Why We Are Afraid To Improve

Ask anyone if they want to improve and they will usually reply with a resounding "yes!" So, why is it that we continue doing things the same way, and getting the same results? What are we afraid of?

We all know that "if we keep doing what we're doing, we'll usually keep getting what we've got." The best predictor of future success is past performance, and if nothing changes, we'll stay at the same level we currently occupy. But so often we're afraid to improve. What is holding us back?

Here are a few thoughts:

) We are quite comfortable in our present situation and don't see the need to expend more thought or energy to get better: This is a common plague among us, especially in the church. We are quite pleased that God accepts us as we are, in Christ. We find the idea of security and rest in Jesus quite satisfying. But, sadly, it can also make us so very complacent, even lazy. 

There are quite a few lazy Christians. They are lazy in their jobs, lazy in their relationships, and lazy in their spiritual disciplines. They think things are fine, and see no reason to go deeper, strive harder, or intentionally try to improve themselves in areas of their lives. They are content with relationships that are less than the best, confident that their current level of spiritual maturity is "good enough" and generally think their are doing find. Their areas of personal sin aren't wretched, or as bad as others they know, and besides, God is in the business of forgiveness!

But the truth is, a lax attitude toward the realities of the spiritual battle can lead to our defeat in crucial areas. As is true for every living thing, growth isn't merely optional, it is essential. We grow or we wither. We improve or we erode. Don't let comfort lead to spiritual atrophy. By the time you realize it, it may be too late.

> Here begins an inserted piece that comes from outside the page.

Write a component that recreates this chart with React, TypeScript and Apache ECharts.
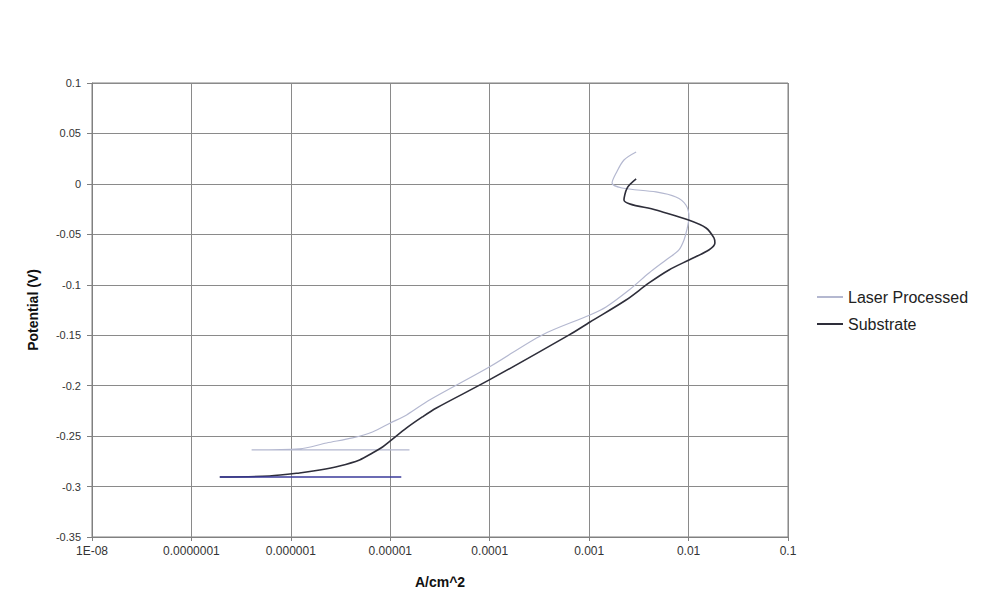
import React, { useEffect, useRef } from "react";
import * as echarts from "echarts";

const xTickLabels = ["1E-08", "0.0000001", "0.000001", "0.00001", "0.0001", "0.001", "0.01", "0.1"];

// Laser Processed: current density (A/cm^2) and potential (V)
const laserCurrent = [
  1.56e-5, 4.03e-7, 1.22e-6, 2.29e-6, 4.17e-6, 6.62e-6, 1.0e-5, 1.46e-5, 2.48e-5, 9.9e-5,
  3.37e-4, 1.02e-3, 1.48e-3, 2.52e-3, 4.0e-3, 5.93e-3, 8.0e-3, 9.0e-3, 9.6e-3, 1.01e-2,
  9.4e-3, 7.46e-3, 4.7e-3, 2.14e-3, 1.7e-3, 1.87e-3, 2.24e-3, 2.97e-3,
];
const laserPotential = [
  -0.2637, -0.2637, -0.2627, -0.2568, -0.2518, -0.2459, -0.237, -0.229, -0.2142, -0.1815,
  -0.1497, -0.1299, -0.122, -0.1052, -0.0883, -0.0754, -0.0655, -0.0556, -0.0457, -0.0328,
  -0.0209, -0.013, -0.008, -0.0041, 0.0009, 0.0108, 0.0237, 0.0316,
];

// Substrate: initial flat segment at start of scan
const substrateStartCurrent = [1.29e-5, 1.93e-7];
const substrateStartPotential = [-0.2905, -0.2905];

// Substrate: main curve
const substrateCurrent = [
  1.93e-7, 6.1e-7, 1.22e-6, 1.95e-6, 3.09e-6, 4.91e-6, 6.62e-6, 8.36e-6, 1.0e-5, 1.46e-5,
  2.1e-5, 2.91e-5, 9.9e-5, 6.3e-4, 1.02e-3, 2.35e-3, 4.0e-3, 6.35e-3, 1.01e-2, 1.6e-2,
  1.84e-2, 1.8e-2, 1.5e-2, 1.0e-2, 4.7e-3, 2.24e-3, 2.41e-3, 2.97e-3,
];
const substratePotential = [
  -0.2905, -0.2895, -0.2865, -0.2836, -0.2796, -0.2736, -0.2667, -0.2608, -0.2548, -0.2419,
  -0.231, -0.2221, -0.1943, -0.1497, -0.1369, -0.1151, -0.0982, -0.0853, -0.0754, -0.0655,
  -0.0586, -0.0536, -0.0437, -0.0358, -0.0259, -0.016, -0.0041, 0.0049,
];

const zip = (xs: number[], ys: number[]) => xs.map((x, i) => [x, ys[i]]);

export default function App() {
  const ref = useRef<HTMLDivElement>(null);
  useEffect(() => {
    if (!ref.current) return;
    const chart = echarts.init(ref.current, null, { renderer: "svg" });
    const font = "Liberation Sans, Arial, sans-serif";
    chart.setOption({
      animation: false,
      backgroundColor: "#ffffff",
      grid: {
        left: 92,
        top: 83,
        width: 696,
        height: 454,
        show: true,
        borderColor: "#808080",
        borderWidth: 1,
      },
      legend: {
        data: [
          { name: "Laser Processed", icon: "rect" },
          { name: "Substrate", icon: "rect" },
        ],
        orient: "vertical",
        left: 812,
        top: 284,
        itemWidth: 26,
        itemHeight: 2,
        itemGap: 11,
        textStyle: { fontFamily: font, fontSize: 16, color: "#222" },
      },
      xAxis: {
        type: "log",
        logBase: 10,
        min: 1e-8,
        max: 0.1,
        name: "A/cm^2",
        nameLocation: "middle",
        nameGap: 38,
        nameTextStyle: { fontFamily: font, fontSize: 14, fontWeight: "bold", color: "#111" },
        axisLine: { show: true, onZero: false, lineStyle: { color: "#808080" } },
        axisTick: { show: true, length: 4, lineStyle: { color: "#808080" } },
        minorTick: { show: false },
        splitLine: { show: true, lineStyle: { color: "#8a8a8a", width: 1 } },
        axisLabel: {
          fontFamily: font,
          fontSize: 12,
          color: "#333",
          margin: 8,
          formatter: (v: number) => {
            const idx = Math.round(Math.log10(v)) + 8;
            return xTickLabels[idx] ?? "";
          },
        },
      },
      yAxis: {
        type: "value",
        min: -0.35,
        max: 0.1,
        interval: 0.05,
        name: "Potential (V)",
        nameLocation: "middle",
        nameGap: 52,
        nameRotate: 90,
        nameTextStyle: { fontFamily: font, fontSize: 14, fontWeight: "bold", color: "#111" },
        axisLine: { show: true, onZero: false, lineStyle: { color: "#808080" } },
        axisTick: { show: true, length: 5, lineStyle: { color: "#808080" } },
        splitLine: { show: true, lineStyle: { color: "#8a8a8a", width: 1 } },
        axisLabel: {
          fontFamily: font,
          fontSize: 11,
          color: "#333",
          margin: 11,
          formatter: (v: number) => String(Math.round(v * 100) / 100),
        },
      },
      series: [
        {
          name: "Laser Processed",
          type: "line",
          symbol: "none",
          smooth: 0.3,
          data: zip(laserCurrent, laserPotential),
          lineStyle: { color: "#b4b8d0", width: 1.2 },
          itemStyle: { color: "#b4b8d0" },
        },
        {
          name: "Substrate",
          type: "line",
          symbol: "none",
          smooth: 0.3,
          data: zip(substrateCurrent, substratePotential),
          lineStyle: { color: "#2e2e3a", width: 1.6 },
          itemStyle: { color: "#2e2e3a" },
        },
        {
          type: "line",
          symbol: "none",
          data: zip(substrateStartCurrent, substrateStartPotential),
          lineStyle: { color: "#3a3a9a", width: 1.4 },
          itemStyle: { color: "#3a3a9a" },
        },
      ],
    });
    return () => chart.dispose();
  }, []);
  return (
    <div
      ref={ref}
      style={{ position: "fixed", left: 0, top: 0, width: 988, height: 601, background: "#fff" }}
    />
  );
}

2) We think the desire to improve means we've been wrong: Here's the deal: You don't have to say 'I was wrong' in order to say 'I want to get better.'" We wrongly think that if we started to get out of our laziness and seek some improvement that it will be an admission of laziness. Well, sometimes it is, but so what? There are many reasons to get better, and whatever they are, they're good. 

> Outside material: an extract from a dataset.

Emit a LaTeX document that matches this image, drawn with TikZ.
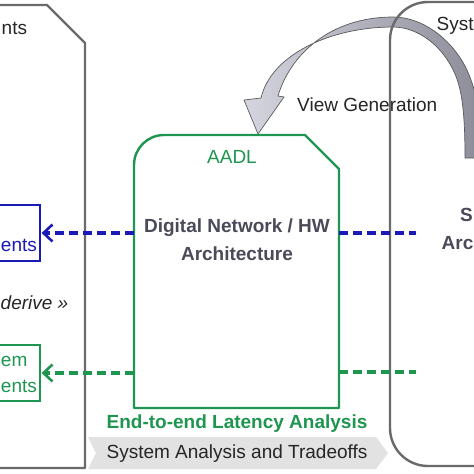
\documentclass[tikz,border=0pt]{standalone}
\usepackage{fontspec}
\setmainfont{Liberation Sans}
\usetikzlibrary{arrows.meta}
\definecolor{boxgray}{HTML}{6A6A6A}
\definecolor{aadlgreen}{HTML}{1E9650}
\definecolor{linkblue}{HTML}{1A1AB8}
\definecolor{titlegray}{HTML}{4A4A58}
\definecolor{textdark}{HTML}{262626}
\definecolor{bannergray}{HTML}{E2E2E2}
\definecolor{arrowlight}{HTML}{D4D5DE}
\definecolor{arrowdark}{HTML}{8C8D99}
\tikzset{
  txt/.style={inner sep=0pt, font=\fontsize{19}{23}\selectfont, text=textdark},
  boldtxt/.style={txt, font=\fontsize{19}{23}\selectfont\bfseries, text=titlegray},
  outline/.style={draw=boxgray, line width=2.4pt, line join=round},
  greenline/.style={draw=aadlgreen, line width=2.4pt, line join=round},
  bluedash/.style={draw=linkblue, line width=3.2pt, dash pattern=on 9pt off 5pt},
  greendash/.style={draw=aadlgreen, line width=3.2pt, dash pattern=on 9pt off 5pt},
  barb/.style={-{Straight Barb[length=9pt,width=17pt,line width=2.6pt]}},
}
\begin{document}
\begin{tikzpicture}[x=1pt,y=-1pt]
\useasboundingbox (0,0) rectangle (474,474);
\fill[white] (0,0) rectangle (474,474);

% left box (requirements)
\draw[outline] (-10,5) -- (47,5) -- (85,43) -- (85,468) -- (-10,468);
\node[txt, anchor=west] (reqtitle) at (1.5,28) {nts};

% blue box
\node[draw=linkblue, line width=1.2pt, minimum width=70pt, minimum height=56pt, inner sep=0pt] (bluebox) at (5,233) {};
\node[txt, text=linkblue, anchor=west] (bluetxt) at (0.8,245) {ents};
\node[txt, anchor=west, font=\fontsize{19}{23}\selectfont\itshape] (derive) at (0.5,303) {derive »};

% green box
\node[draw=aadlgreen, line width=1.2pt, minimum width=70pt, minimum height=56pt, inner sep=0pt] (greenbox) at (5,373) {};
\node[txt, text=aadlgreen, anchor=west] (greentxt1) at (0.8,361) {em};
\node[txt, text=aadlgreen, anchor=west] (greentxt2) at (0.8,386) {ents};

% curved block arrow (View Generation)
\path[draw=boxgray!85!black, line width=0.7pt, left color=arrowlight, right color=arrowdark]
  (465,158) -- (481,158) .. controls (481,115) and (477,90) .. (465,66)
  .. controls (450,38) and (422,17) .. (393,17)
  .. controls (330,17) and (290,55) .. (278,96) -- (284,97) -- (258,134) -- (244,100) -- (261,98)
  .. controls (271,55) and (330,27) .. (393,27)
  .. controls (418,27) and (443,46) .. (455,74)
  .. controls (463,92) and (465,120) .. (465,158) -- cycle;
\node[txt, anchor=west] (viewgen) at (297,105) {View Generation};

% right box (system architecture)
\draw[outline, rounded corners=38pt] (490,466) -- (390,466) -- (390,2) -- (490,2);
\node[txt, anchor=west] (systitle) at (436.5,25.5) {Syst};
\node[boldtxt, anchor=west] (sysarch1) at (460,215) {S};
\node[boldtxt, anchor=west] (sysarch2) at (441.5,243) {Arc};

% AADL box
\node[minimum width=205pt, minimum height=273pt, inner sep=0pt] (aadl) at (236.5,271.5) {};
\path[fill=white] (134,408) -- (134,165) arc[start angle=180, end angle=270, radius=30] -- (305,135) -- (339,169) -- (339,408) -- cycle;
\draw[greenline] (134,408) -- (134,165) arc[start angle=180, end angle=270, radius=30] -- (305,135) -- (339,169) -- (339,408) -- cycle;
\node[txt, text=aadlgreen] (aadllabel) at (232,157) {AADL};
\node[boldtxt, align=center, font=\fontsize{19}{28}\selectfont\bfseries] (aadltitle) at (237,240) {Digital Network / HW\\Architecture};

% connectors
\coordinate (blueend) at (416,233);
\coordinate (greenend) at (416,372);
\draw[bluedash, barb] (aadl.west |- bluebox.east) -- ([xshift=1pt]bluebox.east);
\draw[bluedash] (aadl.east |- blueend) -- (blueend);
\draw[greendash, barb] (aadl.west |- greenbox.east) -- ([xshift=1pt]greenbox.east);
\draw[greendash] (aadl.east |- greenend) -- (greenend);

% bottom labels
\node[txt, text=aadlgreen, font=\fontsize{19}{23}\selectfont\bfseries] (latency) at (237,424) {End-to-end Latency Analysis};
\fill[bannergray] (88,437) -- (376,437) -- (388,453) -- (376,469) -- (88,469) -- (96,453) -- cycle;
\node[txt] (tradeoffs) at (237,454) {System Analysis and Tradeoffs};
\end{tikzpicture}
\end{document}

But it is also true that good can always become better. Even great can become greater. Well done can become even better. Now, don't for a minute think I don't believe in being content. I do. I just don't think we should even nest down in contentment to the place where it becomes complacency. 

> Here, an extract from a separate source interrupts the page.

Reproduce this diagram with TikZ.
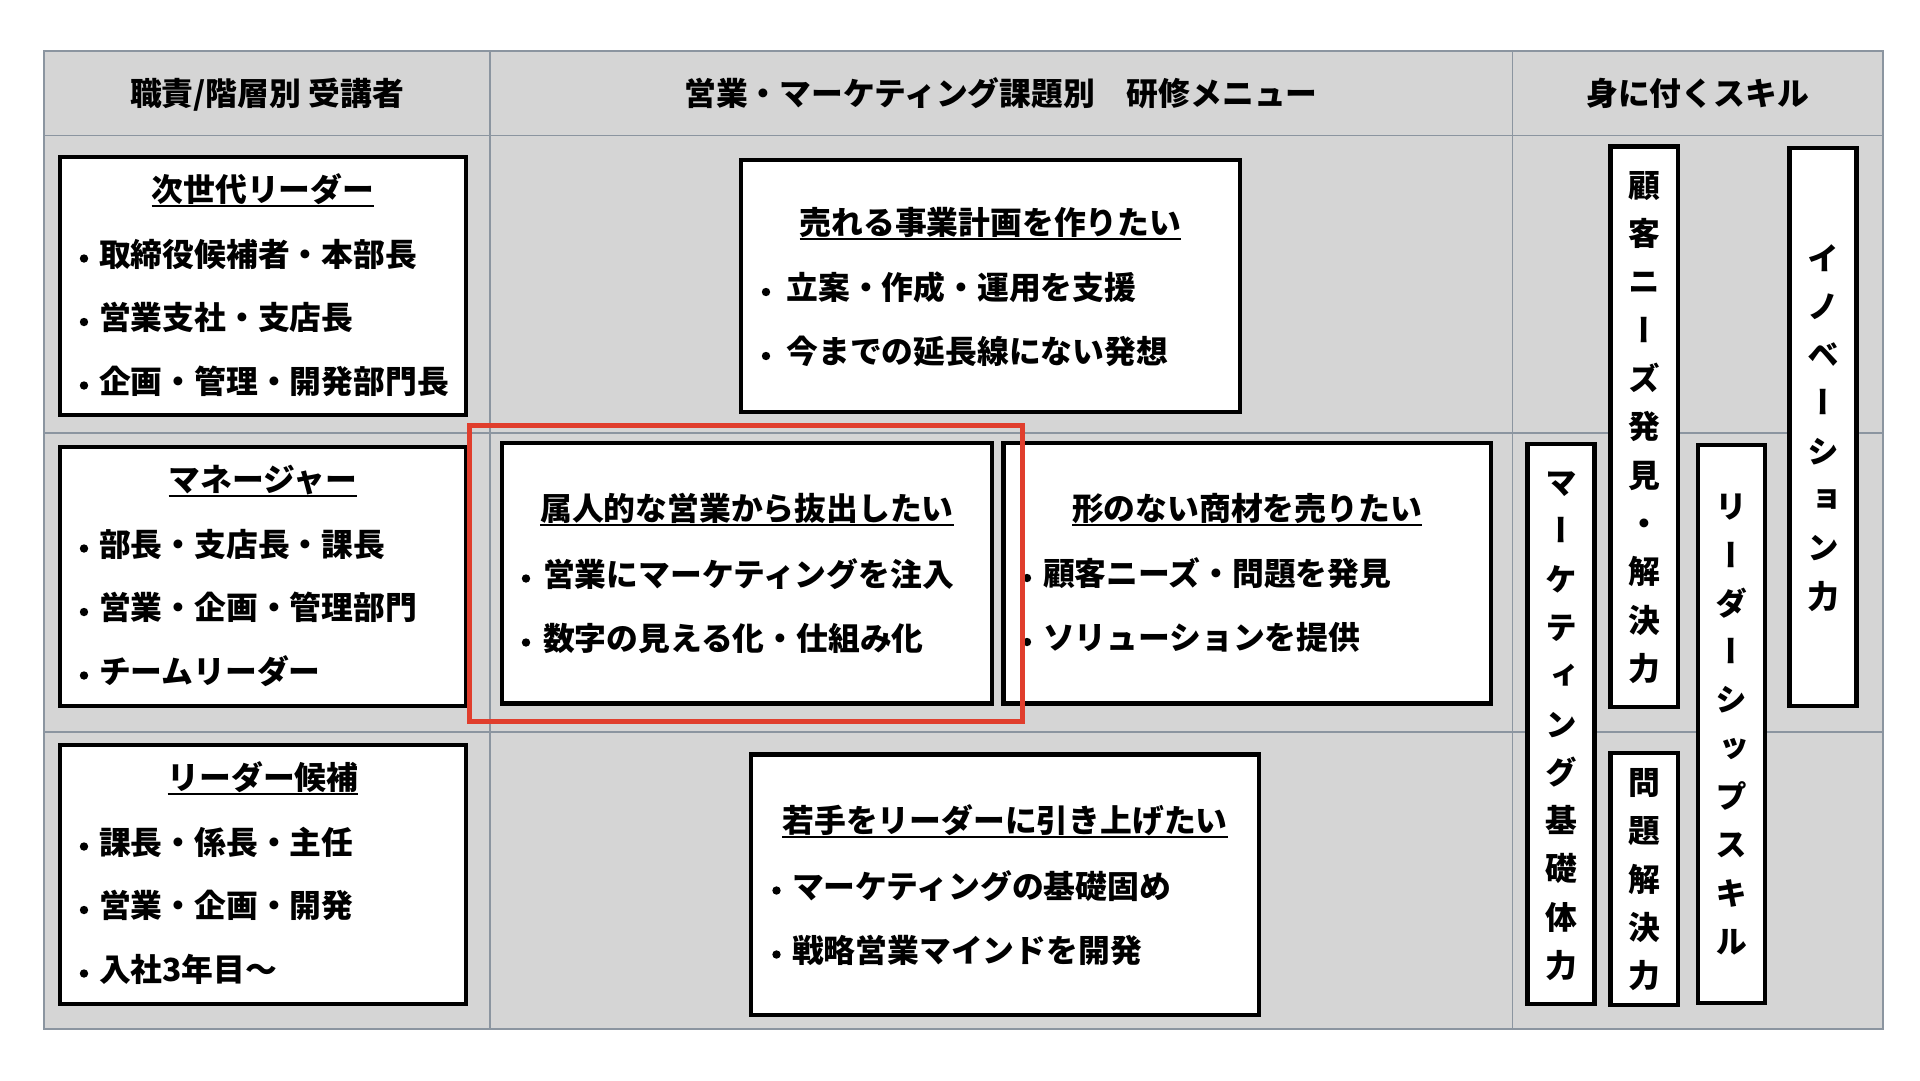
\documentclass[tikz,border=0pt]{standalone}
\usepackage{fontspec}
\setmainfont{Noto Sans CJK JP}
\newfontfamily\jpvert{Noto Sans CJK JP}[RawFeature=+vert]
\definecolor{tablebg}{HTML}{D5D5D5}
\definecolor{gridc}{HTML}{8B95A0}
\definecolor{hired}{HTML}{E03E2D}
% vertical stack of characters, fixed pitch 48.3pt
\newcommand\vstack[1]{\vbox{\offinterlineskip\vstackA#1\relax}}
\def\vstackA#1{\ifx\relax#1\else\hbox to 31.8pt{\hss\vrule height 36.2pt depth 12.1pt width 0pt\relax #1\hss}\expandafter\vstackA\fi}
\begin{document}
\begin{tikzpicture}[x=1pt,y=-1pt,
  every node/.style={inner sep=0pt, outer sep=0pt},
  jp/.style={font=\bfseries\fontsize{31.8}{38}\selectfont, text height=28pt, text depth=3.8pt},
  box/.style={draw=black, line width=4.2pt, fill=white},
  redframe/.style={draw=hired, line width=5pt},
  item/.style={jp, anchor=west},
  ttl/.style={jp, anchor=center},
  uline/.style={line width=2pt},
  vlabel/.style={font=\jpvert\bfseries\fontsize{31.8}{38}\selectfont, anchor=center},
  gridline/.style={draw=gridc, line width=1.5pt}]
\newcommand\panel[6]{\node[#1, minimum width={(#5)-(#3)}, minimum height={(#6)-(#4)}] (#2) at ({((#3)+(#5))/2},{((#4)+(#6))/2}) {};}
\newcommand\titled[4]{\node[ttl] (#1) at (#2,#3) {#4};
  \draw[uline] ([yshift=-16.5pt]#1.west) -- ([yshift=-16.5pt]#1.east);}
\newcommand\bitem[5][15]{\node[item] (#2) at (#3,#4) {#5};
  \fill ([xshift=-#1pt,yshift=-4.5pt]#2.west) circle (4.2pt);}
\useasboundingbox (0,0) rectangle (1920,1080);
\fill[white] (0,0) rectangle (1920,1080);
% table
\fill[tablebg] (44,51) rectangle (1883,1029);
\draw[gridline] (44,51) rectangle (1883,1029);
\draw[gridline] (44,135.5) -- (1883,135.5);
\draw[gridline] (44,433) -- (1883,433);
\draw[gridline] (44,732) -- (1883,732);
\draw[gridline] (490,51) -- (490,1029);
\draw[gridline] (1512.5,51) -- (1512.5,1029);
% headers
\node[ttl] (h1) at (267,93.5) {職責/階層別 受講者};
\node[ttl] (h2) at (1001,93.5) {営業・マーケティング課題別　研修メニュー};
\node[ttl] (h3) at (1697.5,93.5) {身に付くスキル};
% left column
\panel{box}{b1}{60}{157}{466}{415}
\titled{t1}{263}{189}{次世代リーダー}
\bitem{i11}{99}{254}{取締役候補者・本部長}
\bitem{i12}{99}{317.5}{営業支社・支店長}
\bitem{i13}{99}{381}{企画・管理・開発部門長}
\panel{box}{b2}{60}{447}{466}{706}
\titled{t2}{263}{479}{マネージャー}
\bitem{i21}{99}{544}{部長・支店長・課長}
\bitem{i22}{99}{607.5}{営業・企画・管理部門}
\bitem{i23}{99}{671}{チームリーダー}
\panel{box}{b3}{60}{745}{466}{1004}
\titled{t3}{263}{777}{リーダー候補}
\bitem{i31}{99}{842}{課長・係長・主任}
\bitem{i32}{99}{905.5}{営業・企画・開発}
\bitem{i33}{99}{969}{入社3年目〜}
% middle column
\panel{box}{bA}{741}{160}{1240}{412}
\titled{tA}{990.5}{222}{売れる事業計画を作りたい}
\bitem[20.5]{iA1}{786.5}{287.5}{立案・作成・運用を支援}
\bitem[20.5]{iA2}{786.5}{351.5}{今までの延長線にない発想}
\panel{box}{bB}{502}{443}{992}{703.5}
\titled{tB}{747}{508}{属人的な営業から抜出したい}
\bitem[17]{iB1}{543}{574}{営業にマーケティングを注入}
\bitem[17]{iB2}{543}{638}{数字の見える化・仕組み化}
\panel{box}{bC}{1003.5}{443}{1491}{703.5}
\titled{tC}{1247}{508.5}{形のない商材を売りたい}
\bitem[16]{iC1}{1043}{573.5}{顧客ニーズ・問題を発見}
\bitem[16]{iC2}{1043}{637.5}{ソリューションを提供}
\panel{box}{bD}{751}{754.5}{1259}{1015}
\titled{tD}{1005}{820.6}{若手をリーダーに引き上げたい}
\bitem[15.5]{iD1}{792}{886}{マーケティングの基礎固め}
\bitem[15.5]{iD2}{792}{950}{戦略営業マインドを開発}
% focus frame
\panel{redframe}{focus}{469.5}{425}{1022}{721.5}
% skills
\panel{box}{s1}{1610.5}{146.5}{1678}{707}
\node[vlabel] (v1) at (s1.center) {\vstack{顧客ニーズ発見・解決力}};
\panel{box}{s2}{1789.5}{148}{1856.5}{706}
\node[vlabel] (v2) at (s2.center) {\vstack{イノベーション力}};
\panel{box}{s3}{1527.5}{444}{1594.5}{1004}
\node[vlabel] (v3) at (s3.center) {\vstack{マーケティング基礎体力}};
\panel{box}{s4}{1698}{445}{1765}{1003}
\node[vlabel] (v4) at (s4.center) {\vstack{リーダーシップスキル}};
\panel{box}{s5}{1610.5}{753}{1678}{1005}
\node[vlabel] (v5) at (s5.center) {\vstack{問題解決力}};
\end{tikzpicture}
\end{document}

Years ago a colleague of mine in the corporate world asked me "David, what do you want to be in 5 years?"  I answered immediately with a word that even surprised me in its simplicity: "Better. I want to be better." That has always been my goal. A week ago that same colleague - now the Headmaster at the Kansas School of the Blind - sent me the most precious letter telling me that one of his students had recently competed and scored very high in the international Braille Institute's Braille Challenge. As a first grader she attained the highest score of all the competitors, grades 1-12! The letter explained that for the past two years she has answered her Headmaster's question on what she wants to be with one word: "Better!"

Never stop trying to better yourself. Improvement need not be an admission that you've been doing poorly. It isn't a sign that you've recognized your error. It is a character trait that simply says "I've not yet given my best efforts nor achieved my best results, and the God who created me for his glory deserves them both."

2) We think the pain of change and improvement is too great: Sometimes we have been wrong, and terribly so. But even knowing this, and feeling the pain our sin and selfishness have brought, we still too often refuse to do what it takes to improve our lives.

I have counseled with many folks who decide that the pain they are now experiencing in broken relationships, addictions, and other results of poor decisions has become manageable, while the expected pain of change seems too intense. And they may be right! Dr. Chuck Swindoll has said "The roots of bitterness and sin are so deep that too often deep hurting will preceded deep healing."

But this is really short-sighted. The fact is, the pain of sin and it selfish choices has a debilitating effect. It numbs the life even as it erodes the soul incrementally, and removes all sense of joy and purpose. 

So, don't ever become comfortable with the pain of poor choices, or poor performance, or selfish living. To do so is to sign the death warrant on your own well-being. And besides, what God calls you to down the road of obedience may indeed call upon you to endure some of the pain associated with breaking sinful habits and fleeing harmful relationships. But this will pale in comparison to the joy and health of living faithfully under the smile of your Savior. 

So, come on! Let's do better. Let's decide, once and for all, that "good enough is never good enough". Our gracious Savior Jesus Christ deserves our very best, all the time, so that whatever we do, in word or action, will reflect well on the God who has called us make his glory known.